Municipal Capital Appreciation Bonds

State and local governments issue zero coupon bonds, typically called capital appreciation bonds, to fund long-term infrastructure projects. The appeal for the issuing government is that no cash leaves the treasury until the bonds mature, which can be decades away. For investors, the draw is federally tax-exempt OID. The tradeoff is credit risk: unlike Treasury securities, municipal bonds depend on the issuing government’s financial health, and some carry lower credit ratings than others.

Corporate Zero Coupon Bonds

Corporations issue zeros to raise capital while deferring all interest payments to maturity. This structure helps companies that expect to generate stronger cash flows in the future but need capital today. From the investor’s perspective, corporate zeros carry the most risk. If the company defaults before the bond matures, you could lose a significant portion of your investment, and because you paid a deep discount, the amount at risk is your entire purchase price plus all the OID you have already paid tax on but never received in cash. Checking the issuer’s credit rating before buying is not optional with corporate zeros — it is the single most important step.

Practical Uses for Zero Coupon Bonds

The defining feature of a zero coupon bond is that you know exactly what it will be worth on a specific future date, assuming the issuer doesn’t default. That makes these bonds natural fits for goals with a fixed deadline. Parents saving for college in 15 years can buy a Treasury STRIP maturing when tuition bills arrive and know the dollar amount that will be waiting. Retirees can ladder zeros to mature in consecutive years during early retirement, creating a predictable income stream without worrying about market conditions at each withdrawal date.

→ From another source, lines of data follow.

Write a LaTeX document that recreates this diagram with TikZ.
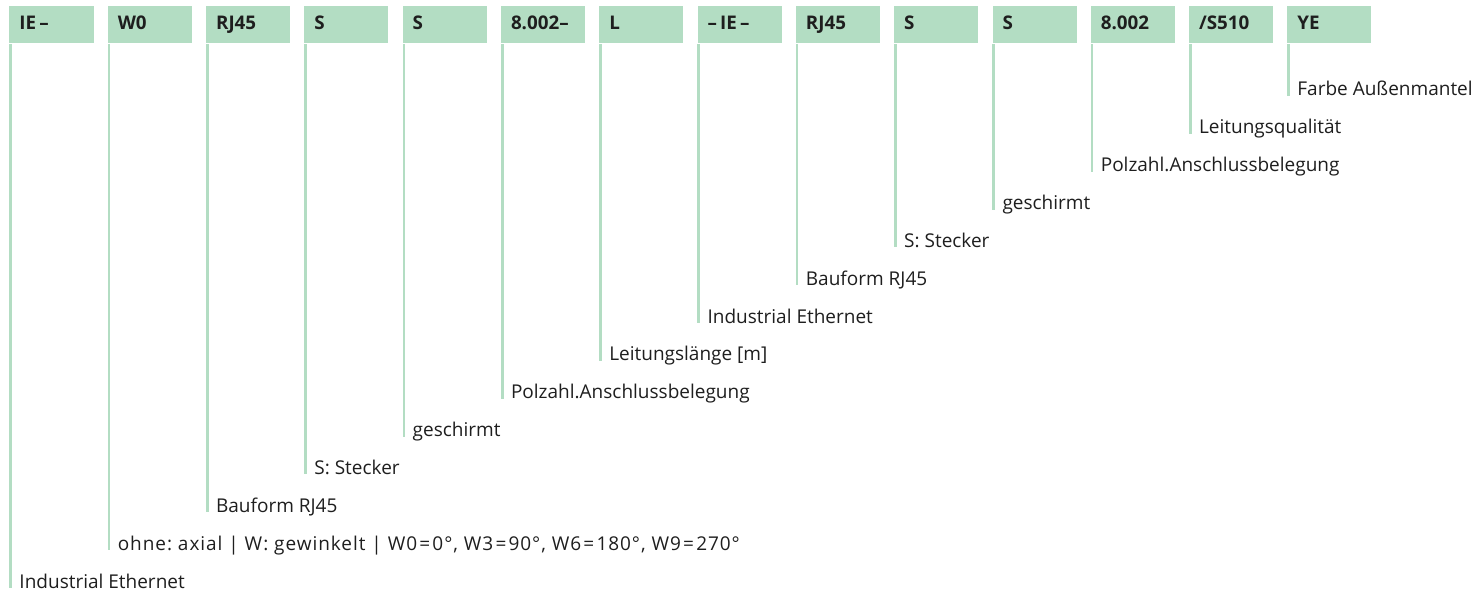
\documentclass[tikz,border=0pt]{standalone}
\usepackage{fontspec}
\setmainfont{Open Sans}
\definecolor{boxgreen}{RGB}{179,221,195}
\definecolor{txt}{RGB}{30,30,30}
\newcommand{\eqs}{\kern2.2bp=\kern2.2bp}
\begin{document}
\frenchspacing
\begin{tikzpicture}[x=1bp,y=-1bp,
  codebox/.style={anchor=north west, fill=boxgreen, draw=none, inner xsep=10bp, inner ysep=0pt,
    text width=64bp, align=left, text height=23.5bp, text depth=13.5bp,
    font=\fontsize{18.8bp}{20bp}\selectfont\bfseries, text=txt},
  desc/.style={anchor=base west, inner sep=0pt, font=\fontsize{19bp}{20bp}\selectfont\frenchspacing, text=txt},
  leader/.style={draw=boxgreen, line width=2.7bp}]
\useasboundingbox (0,0) rectangle (1481,595);
\foreach \t [count=\n from 0] in {IE\,–,W0,RJ45,S,S,8.002–,L,–\,IE\,–,RJ45,S,S,8.002,/S510,YE}{
  \node[codebox] (b\n) at ({9.3+\n*98.3},6) {\t};
}
\foreach \t [count=\n from 0] in {Industrial Ethernet,
  {\addfontfeature{LetterSpace=5}ohne: axial | W: gewinkelt | W0\eqs 0°, W3\eqs 90°, W6\eqs 180°, W9\eqs 270°},
  Bauform RJ45, S: Stecker, geschirmt, Polzahl.Anschlussbelegung, Leitungslänge [m],
  Industrial Ethernet, Bauform RJ45, S: Stecker, geschirmt, Polzahl.Anschlussbelegung,
  Leitungsqualität, Farbe Außenmantel}{
  \node[desc] (l\n) at ({19.3+\n*98.3},{588-\n*37.85}) {\t};
  \draw[leader] ([xshift=1.35bp,yshift=-1bp]b\n.south west) -- ([xshift=1.35bp]b\n.south west |- l\n.base);
}
\end{tikzpicture}
\end{document}
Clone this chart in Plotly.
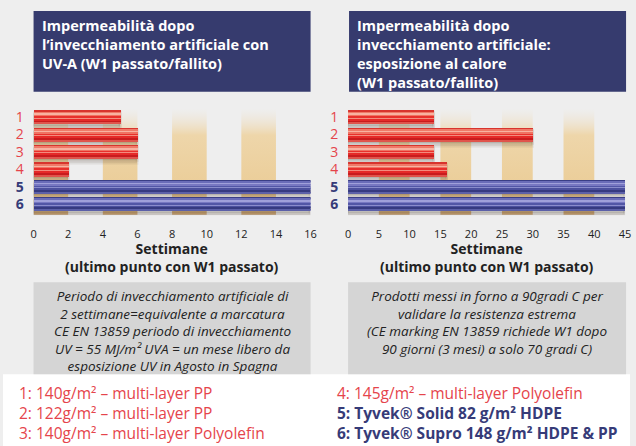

The same logic applies to any known future liability: a business needing to fund a deferred compensation payout, a trust required to distribute assets on a beneficiary’s 25th birthday, or an individual saving for a home purchase in a specific year. In every case, the zero coupon bond’s locked-in return and fixed maturity value provide a certainty that few other investments can match. The key is matching the bond’s maturity to your actual need date, because selling early exposes you to the price volatility that makes these bonds so unpredictable in the short term.